GA4’s interface applies user resolution logic that BigQuery never sees. This is one source of the numeric gap between GA4 and BigQuery, alongside HyperLogLog estimation and consent modeling.
The three modes
GA4’s interface offers three “Reporting Identity” settings, found in Admin → Property Settings:
| Mode | Resolution order |
|---|---|
| Blended | User ID → Device ID → Modeling |
| Observed | User ID → Device ID |
| Device-based | Device ID only |
Blended is the default for most properties. It attempts to use your user_id when available, falls back to user_pseudo_id when not, and fills remaining gaps with behavioral modeling — estimating what anonymous users likely did based on patterns from identified users. This is the mode that produces the widest gap with BigQuery.
Observed uses deterministic signals only (no modeling), but still applies GA4’s cross-device resolution when a user is signed into Google across devices via Google Signals. If the same Google-signed-in person browses on their phone and laptop, GA4 sees them as one user. BigQuery doesn’t.
Device-based is the most honest mode relative to BigQuery — it uses only user_pseudo_id, no cross-device logic, no modeling. The gap with BigQuery narrows considerably, though HLL estimation and consent mode still contribute discrepancies.
Why none of this reaches BigQuery
The BigQuery export is a raw event-level stream. GA4 exports whatever identifiers were present at collection time: the user_pseudo_id cookie value and the user_id you sent (or null if you didn’t). No resolution logic is applied during export.
This means:
- Behavioral modeling data never appears in BigQuery. The users GA4’s Blended mode estimated don’t show up as rows. They exist only in the interface as modeled additions to your metrics.
- Google Signals cross-device deduplication doesn’t apply. In BigQuery, the same person on two devices appears as two separate
user_pseudo_idvalues. There’s no connection between them unless they authenticate in your app and you captureuser_idon both devices. - GA4’s own identity stitching doesn’t carry over. Even if GA4’s interface has resolved that a given
user_pseudo_idbelongs to a knownuser_id, that resolution isn’t reflected in the export rows. Each event carries only the identifiers that were present when the event was collected.
The practical consequence
When you compare user counts between GA4 and BigQuery, you’re comparing two different things.
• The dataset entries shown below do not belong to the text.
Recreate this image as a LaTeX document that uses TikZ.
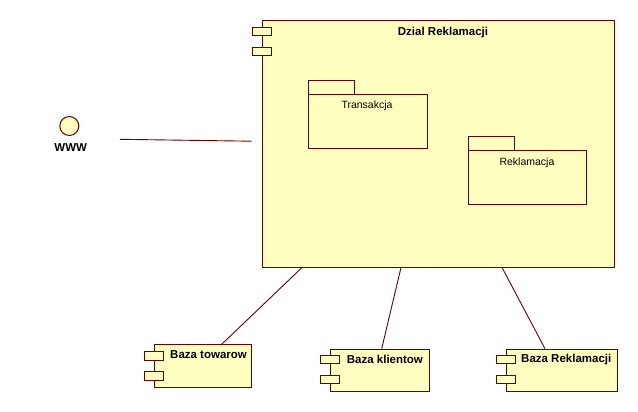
\documentclass[tikz,border=0pt]{standalone}
\usepackage{fontspec}
\setmainfont{Liberation Sans}
\usetikzlibrary{calc}
\definecolor{umlfill}{HTML}{FFFFC0}
\definecolor{umlline}{HTML}{6A0000}
\begin{document}
\begin{tikzpicture}[x=1pt,y=-1pt,
  box/.style={draw=umlline, fill=umlfill, line width=1pt, inner sep=0pt, anchor=north west},
  tabbox/.style={draw=umlline, fill=umlfill, line width=1pt},
  pkgbox/.style={draw=umlline, line width=1pt, inner sep=0pt, anchor=north west},
  pkgtab/.style={draw=umlline, line width=1pt},
  conn/.style={draw=umlline, line width=0.9pt},
  btitle/.style={font=\bfseries\fontsize{11.5}{13}\selectfont, inner sep=0pt},
  rtitle/.style={font=\fontsize{10.5}{12}\selectfont, inner sep=0pt}]
\useasboundingbox (0,0) rectangle (638,412);
% main component
\node[box, minimum width=352pt, minimum height=246pt] (main) at (262,20.5) {};
\draw[tabbox] (252.3,27.5) rectangle (271.7,35.7);
\draw[tabbox] (252.3,47.3) rectangle (271.7,55.7);
\node[btitle] (maintitle) at (443,32.5) {Dzial Reklamacji};
% packages
\draw[pkgtab] (308.3,80.3) rectangle (354.3,94.3);
\node[pkgbox, minimum width=118.4pt, minimum height=54pt] (trans) at (308.3,94.3) {};
\node[rtitle] (transt) at (367,106) {Transakcja};
\draw[pkgtab] (468.3,136.3) rectangle (514.3,150.3);
\node[pkgbox, minimum width=118pt, minimum height=54pt] (rekl) at (468.3,150.3) {};
\node[rtitle] (reklt) at (527,162.3) {Reklamacja};
% interface
\node[circle, draw=umlline, fill=umlfill, line width=1pt, minimum size=19pt, inner sep=0pt] (www) at (69.3,126) {};
\node[btitle] (wwwt) at (70.7,147.5) {WWW};
\coordinate (wa) at (120,139.3);
\coordinate (wb) at (251.7,141.2);
\draw[conn] (wa) -- (wb);
% bottom components
\node[box, minimum width=97pt, minimum height=42.7pt] (btow) at (154.3,344.3) {};
\draw[tabbox] (144.3,351.7) rectangle (163.3,360);
\draw[tabbox] (144.3,371.7) rectangle (163.3,380.3);
\node[btitle, anchor=west] (btowt) at (170,355) {Baza towarow};
\node[box, minimum width=99.3pt, minimum height=42.6pt] (bkl) at (330,348.7) {};
\draw[tabbox] (320.3,355) rectangle (339.3,363.3);
\draw[tabbox] (320.3,375) rectangle (339.3,383.7);
\node[btitle, anchor=west] (bklt) at (346.7,359.3) {Baza klientow};
\node[box, minimum width=111.3pt, minimum height=42.6pt] (brek) at (506,348.7) {};
\draw[tabbox] (496,355) rectangle (515.7,363.3);
\draw[tabbox] (496,375) rectangle (515.7,383.7);
\node[btitle, anchor=west] (brekt) at (521,359.3) {Baza Reklamacji};
% connectors
\draw[conn] ($(main.south west)+(40,0)$) -- ($(btow.north west)+(67.4,0)$);
\draw[conn] ($(main.south west)+(139,0)$) -- ($(bkl.north west)+(51.7,0)$);
\draw[conn] ($(main.south west)+(240,0)$) -- ($(brek.north west)+(39,0)$);
\end{tikzpicture}
\end{document}
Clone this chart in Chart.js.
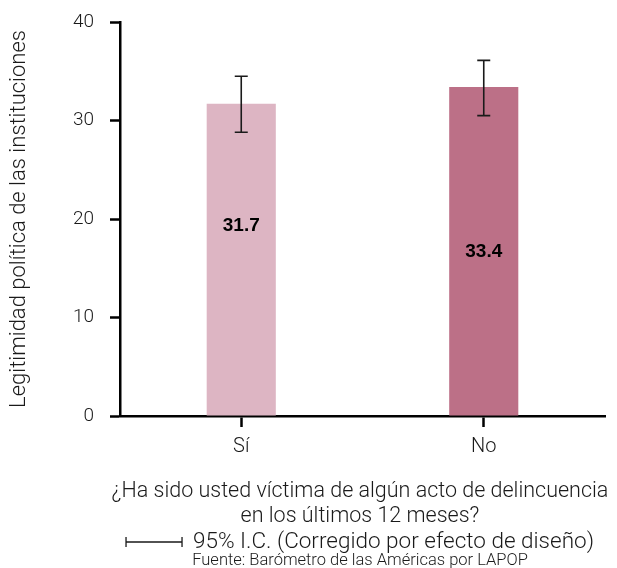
<!DOCTYPE html>
<html><head><meta charset="utf-8">
<script src="https://cdn.jsdelivr.net/npm/chart.js@4"></script>
<style>html,body{margin:0;padding:0;background:#fff}#wrap{width:617px;height:568px;position:relative}</style>
</head><body><div id="wrap"><canvas id="c"></canvas></div>
<script>
const categories = ['Sí', 'No'];
const values = [31.7, 33.4];
const ciLow = [28.8, 30.5];
const ciHigh = [34.5, 36.1];
const yTicks = [0, 10, 20, 30, 40];
const barColors = ['#DDB5C3', '#BC7087'];
const yTitle = 'Legitimidad política de las instituciones';
const xTitle = ['¿Ha sido usted víctima de algún acto de delincuencia', 'en los últimos 12 meses?'];
const ciLegend = '95% I.C. (Corregido por efecto de diseño)';
const source = 'Fuente: Barómetro de las Américas por LAPOP';

const FAM = 'Roboto, "Liberation Sans", Arial, sans-serif';
const TXT = '#1a1a1a';

const errorBars = {
  id: 'errorBars',
  afterDatasetsDraw(chart) {
    const ctx = chart.ctx, ys = chart.scales.y;
    const meta = chart.getDatasetMeta(0);
    ctx.save();
    ctx.strokeStyle = '#1a1a1a';
    ctx.lineWidth = 1.6;
    meta.data.forEach((bar, i) => {
      const x = bar.x, y1 = ys.getPixelForValue(ciLow[i]), y2 = ys.getPixelForValue(ciHigh[i]);
      const cap = 6.5;
      ctx.beginPath();
      ctx.moveTo(x, y1); ctx.lineTo(x, y2);
      ctx.moveTo(x - cap, y1); ctx.lineTo(x + cap, y1);
      ctx.moveTo(x - cap, y2); ctx.lineTo(x + cap, y2);
      ctx.stroke();
    });
    ctx.restore();
  }
};

const valueLabels = {
  id: 'valueLabels',
  afterDatasetsDraw(chart, args, opts) {
    const ctx = chart.ctx, ys = chart.scales.y;
    const meta = chart.getDatasetMeta(0);
    ctx.save();
    ctx.font = 'bold 19px "Liberation Sans Narrow", "Liberation Sans", Arial, sans-serif';
    ctx.fillStyle = '#000';
    ctx.textAlign = 'center';
    ctx.textBaseline = 'middle';
    meta.data.forEach((bar, i) => {
      const y = ys.getPixelForValue(values[i] * opts.frac[i]);
      ctx.fillText(values[i].toFixed(1), bar.x, y);
    });
    ctx.restore();
  }
};

const bottomText = {
  id: 'bottomText',
  afterDraw(chart) {
    const ctx = chart.ctx;
    const cx = 360;
    ctx.save();
    ctx.fillStyle = TXT;
    ctx.textBaseline = 'middle';
    ctx.textAlign = 'center';
    ctx.font = '300 21.5px ' + FAM;
    xTitle.forEach((line, i) => ctx.fillText(line, cx, 492 + i * 24.5));
    ctx.font = '300 22.5px ' + FAM;
    const tw = ctx.measureText(ciLegend).width;
    const iconW = 56, gap = 11;
    const x0 = cx - (iconW + gap + tw) / 2;
    const y = 542;
    ctx.strokeStyle = '#1a1a1a';
    ctx.lineWidth = 1.3;
    ctx.beginPath();
    ctx.moveTo(x0, y); ctx.lineTo(x0 + iconW, y);
    ctx.moveTo(x0, y - 5); ctx.lineTo(x0, y + 5);
    ctx.moveTo(x0 + iconW, y - 5); ctx.lineTo(x0 + iconW, y + 5);
    ctx.stroke();
    ctx.textAlign = 'left';
    ctx.fillText(ciLegend, x0 + iconW + gap, y);
    ctx.font = '300 16.5px ' + FAM;
    ctx.textAlign = 'center';
    ctx.fillText(source, cx, 561);
    ctx.restore();
  }
};

new Chart(document.getElementById('c'), {
  type: 'bar',
  data: {
    labels: categories,
    datasets: [{
      data: values,
      backgroundColor: barColors,
      borderWidth: 0,
      categoryPercentage: 1,
      barPercentage: 0.285
    }]
  },
  options: {
    responsive: true,
    maintainAspectRatio: false,
    animation: false,
    layout: { padding: { left: 0, right: 12, top: 22, bottom: 38 } },
    plugins: {
      legend: { display: false },
      tooltip: { enabled: false },
      valueLabels: { frac: [0.61, 0.50] }
    },
    scales: {
      x: {
        grid: { display: true, offset: false, drawOnChartArea: false, drawTicks: true, tickLength: 11, tickWidth: 2.5, tickColor: '#000' },
        border: { display: true, color: '#000', width: 2.5 },
        ticks: { font: { family: FAM, size: 20, weight: 300 }, color: TXT, padding: 8 },
        title: { display: false },
        afterFit: s => { s.height = 114; }
      },
      y: {
        min: 0, max: 40,
        afterBuildTicks: s => { s.ticks = yTicks.map(v => ({ value: v })); },
        grid: { display: true, drawOnChartArea: false, drawTicks: true, tickLength: 10, tickWidth: 2.5, tickColor: '#000' },
        border: { display: true, color: '#000', width: 2.5 },
        ticks: { font: { family: FAM, size: 19, weight: 300 }, color: TXT, padding: 16 },
        title: { display: true, text: yTitle, color: TXT, font: { family: FAM, size: 22, weight: 300 }, padding: { top: 6, bottom: 0 } },
        afterFit: s => { s.width = 120; s.paddingTop = 0; s.paddingBottom = 0; }
      }
    }
  },
  plugins: [errorBars, valueLabels, bottomText]
});
</script>
</body></html>
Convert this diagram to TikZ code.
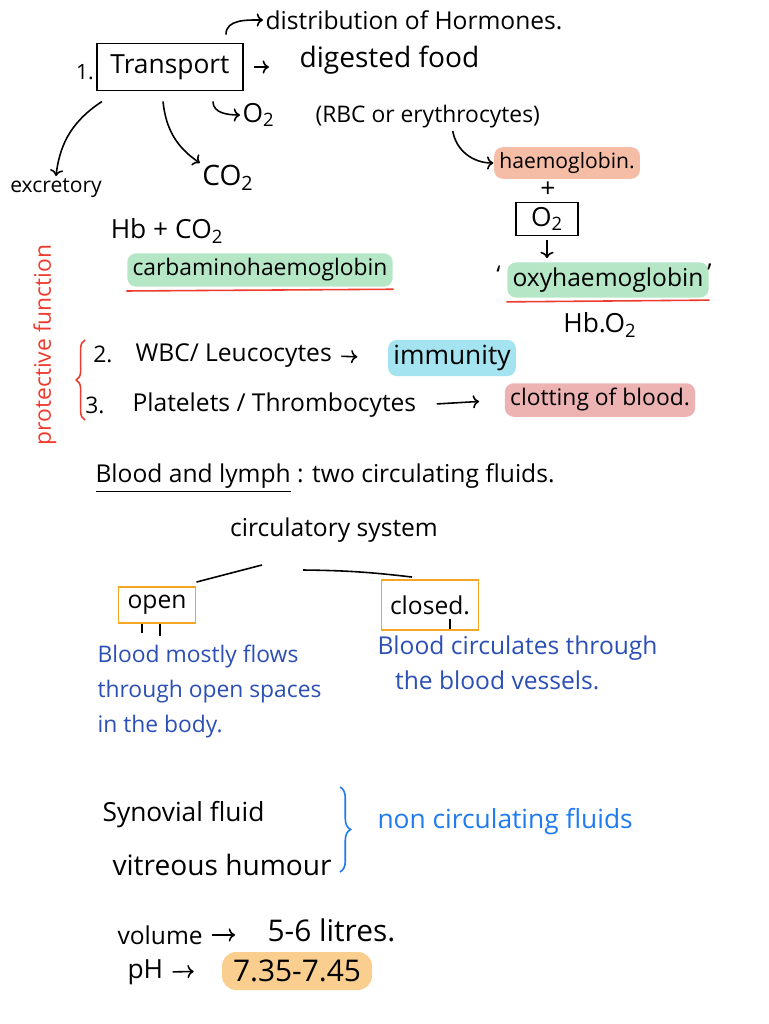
\documentclass[tikz,border=0pt]{standalone}
\usepackage{fontspec}
\setmainfont{Open Sans}
\usetikzlibrary{arrows.meta, positioning, calc, decorations.pathreplacing}
\usepackage{xcolor}
\definecolor{myred}{HTML}{EE3B2E}
\definecolor{myblue}{HTML}{2C4FB5}
\definecolor{mylightblue}{HTML}{1F7BEF}
\definecolor{myorange}{HTML}{F5A623}
\definecolor{mysalmon}{HTML}{F5BCA6}
\definecolor{mygreen}{HTML}{B5E7C6}
\definecolor{mycyan}{HTML}{A3E4F0}
\definecolor{mypink}{HTML}{EDB3B3}
\definecolor{mypeach}{HTML}{F9CE8E}
\newcommand{\handsize}[1]{\fontsize{#1}{#1}\selectfont}

\begin{document}
\begin{tikzpicture}[x=0.02cm, y=0.02cm, line width=0.9pt,
    every node/.style={font=\handsize{14}, inner sep=1pt},
    hl/.style={rounded corners=5pt, inner sep=3pt},
    obox/.style={draw=myorange, line width=1.1pt}]
    \useasboundingbox (0,0) rectangle (768,-1024);
    % transport
    \node[font=\handsize{12}] (one) at (85,-72) {1.};
    \node[draw, line width=1.1pt, minimum width=2.92cm, minimum height=0.94cm, font=\handsize{15}] (transport) at (170,-67) {Transport};
    \node[anchor=west] (dist) at (263,-20) {distribution of Hormones.};
    \node[anchor=west, font=\handsize{16}] (food) at (297,-60) {digested food};
    \node[anchor=west, font=\handsize{15}] (oxy) at (240,-115) {O\textsubscript{2}};
    \node[anchor=west, font=\handsize{13}] (rbc) at (313,-117) {(RBC or erythrocytes)};
    \node[hl, fill=mysalmon, font=\handsize{12}] (haemo) at (567,-163) {haemoglobin.\hspace{12pt}};
    \node[font=\handsize{15}] (plus) at (548,-190) {+};
    \node[draw, line width=1.1pt, minimum width=1.24cm, minimum height=0.66cm, font=\handsize{15}] (obox) at (547,-219) {O\textsubscript{2}};
    \node[hl, fill=mygreen] (oxyhb) at (608,-280) {oxyhaemoglobin};
    \node (oq) [left=2pt of oxyhb.west, yshift=3pt] {‘};
    \node (cq) [anchor=north] at (oxyhb.north east) {’};
    \node[font=\handsize{15}] (hbo) at (600,-325) {Hb.O\textsubscript{2}};
    \node[font=\handsize{12}] (excretory) at (56,-188) {excretory};
    \node[font=\handsize{16}] (co2) at (228,-178) {CO\textsubscript{2}};
    \node[font=\handsize{15}] (hbco) at (167,-231) {Hb + CO\textsubscript{2}};
    \node[hl, fill=mygreen, font=\handsize{13}] (carb) at (260,-270) {carbaminohaemoglobin};
    \draw[->] ($(transport.north east)+(-18,8)$) to[out=90, in=180] (dist.west);
    \draw[->, shorten <=6pt, shorten >=16pt] (transport.east) -- (transport.east -| food.west);
    \draw[->] ($(transport.south east)+(-31,-10)$) to[out=-90, in=180] (oxy.west);
    \draw[->] ($(transport.south west)+(6,-10)$) to[bend right=25] (excretory.north);
    \draw[->] ($(transport.south)+(-7,-10)$) to[bend right=25] (co2.north west);
    \draw[->] ([xshift=0.5cm]rbc.south) to[out=-80, in=180] (haemo.west);
    \draw[->, shorten <=2pt, shorten >=2pt] (obox.south) -- (obox.south |- oxyhb.north);
    \draw[myred] ([yshift=-2pt]carb.south west) -- ([yshift=-1pt]carb.south east);
    \draw[myred] ([yshift=-2pt]oxyhb.south west) -- ([yshift=-1pt]oxyhb.south east);
    % other functions
    \node[rotate=90, myred, font=\handsize{13}] (protect) at (45,-345) {protective function};
    \draw[myred, decorate, decoration={brace, amplitude=5pt}] (85,-420) -- (85,-340);
    \node[font=\handsize{13}] (two) at (103,-354) {2.};
    \node[anchor=west] (wbc) at (133,-356) {WBC/ Leucocytes};
    \node[hl, fill=mycyan, font=\handsize{15}] (immunity) at (452,-358) {immunity};
    \node[font=\handsize{13}] (three) at (95,-405) {3.};
    \node[anchor=west] (plate) at (130,-405) {Platelets / Thrombocytes};
    \node[hl, fill=mypink, font=\handsize{13}] (clot) at (600,-400) {clotting of blood.};
    \draw[->, shorten <=4pt, shorten >=0.6cm] (wbc.east) -- (immunity.west);
    \draw[->, shorten <=0.36cm, shorten >=0.5cm] (plate.east) -- (clot.west);
    % circulatory system
    \node[anchor=west] (lymph) at (93,-478) {\underline{Blood and lymph} : two circulating fluids.};
    \node (circ) at (334,-530) {circulatory system};
    \node[obox, minimum width=1.54cm, minimum height=0.72cm] (open) at (157,-605) {open};
    \node[obox, minimum width=1.94cm, minimum height=1.0cm] (closed) at (430,-605) {closed.};
    \coordinate (forkL) at (262,-565);
    \coordinate (forkR) at (303,-570);
    \draw (forkL) -- ($(open.north east)+(0,4)$);
    \draw (forkR) to[bend left=3] ($(closed.north)+(-18,2)$);
    \draw ($(open.south)+(-15,0)$) -- ++(0,-9);
    \draw ($(open.south)+(3,0)$) -- ++(0,-12);
    \draw ($(closed.south)+(20,12)$) -- ++(0,-10);
    \node[anchor=north west, align=left, myblue, font=\fontsize{13}{20}\selectfont] (openinfo) at (95,-642) {Blood mostly flows\\through open spaces\\in the body.};
    \node[anchor=north west, align=left, myblue, font=\fontsize{14}{20}\selectfont] (closedinfo) at (375,-633) {Blood circulates through\\\hspace{10pt}the blood vessels.};
    % non circulating fluids
    \node[anchor=west, font=\handsize{15}] (synovial) at (100,-815) {Synovial fluid};
    \node[anchor=west, font=\handsize{16}] (vitreous) at (110,-865) {vitreous humour};
    \draw[mylightblue, decorate, decoration={brace, amplitude=6pt}] (340,-787) -- (340,-872);
    \node[anchor=west, mylightblue, font=\handsize{15}] (noncirc) at (375,-822) {non circulating fluids};
    % volume and pH
    \node[anchor=west] (volume) at (115,-935) {volume};
    \node[anchor=west, font=\handsize{17}] (litres) at (265,-930) {5-6 litres.};
    \node[anchor=west, font=\handsize{15}] (ph) at (125,-972) {pH};
    \node[hl, fill=mypeach, font=\handsize{17}, minimum width=3cm, minimum height=0.76cm, rounded corners=8pt] (range) at (297,-971) {7.35-7.45};
    \draw[->, shorten <=4pt, shorten >=0.6cm] (volume.east) -- (volume.east -| litres.west);
    \draw[->, shorten <=4pt, shorten >=0.55cm] (ph.east) -- (range.west);
\end{tikzpicture}
\end{document}
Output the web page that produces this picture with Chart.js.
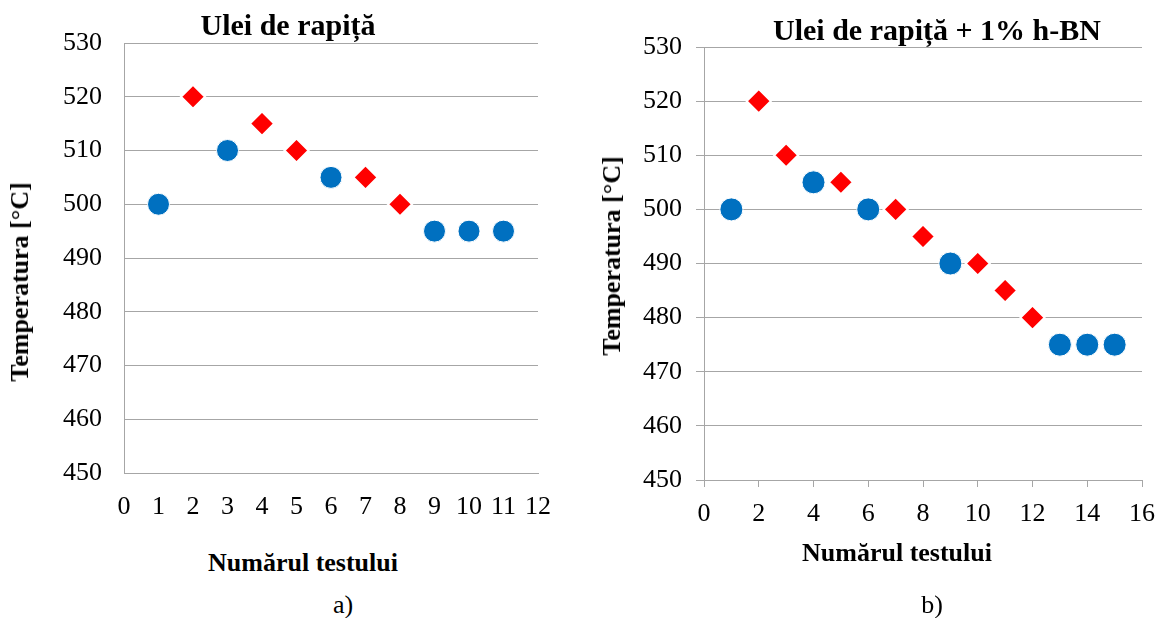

GA4 Blended mode reports “our best estimate of unique people including modeled users.” BigQuery reports “distinct device identifiers from events where analytics tracking was enabled.”
BigQuery is a source of truth for auditable, reproducible analysis. It shows less than the interface by design: the interface includes modeled users and cross-device deduplication that the export does not carry. Cross-session and cross-device analysis requires building a separate identity stitching layer in the warehouse.
What the reporting identity setting tells you
The setting does give you one useful signal: if a property is set to Device-based, someone made a deliberate choice not to use user_id at all, or doesn’t have it implemented. The interface and BigQuery will agree more closely, but you’re also not getting any benefit from authenticated identity signals.
If it’s set to Blended and you’re seeing large GA4 vs BigQuery gaps on European properties, consent rejection is likely the dominant cause — GA4 is modeling the non-consenting population, and those estimates never hit BigQuery. See Consent Mode Basic vs Advanced for how the modeling works and GA4 BigQuery Number Discrepancies for how to frame this for stakeholders.
The reporting identity mode is a UI concern. Building reliable user-level analytics in the warehouse requires building resolution logic from the raw identifiers the export provides, not from what GA4 resolved in the interface.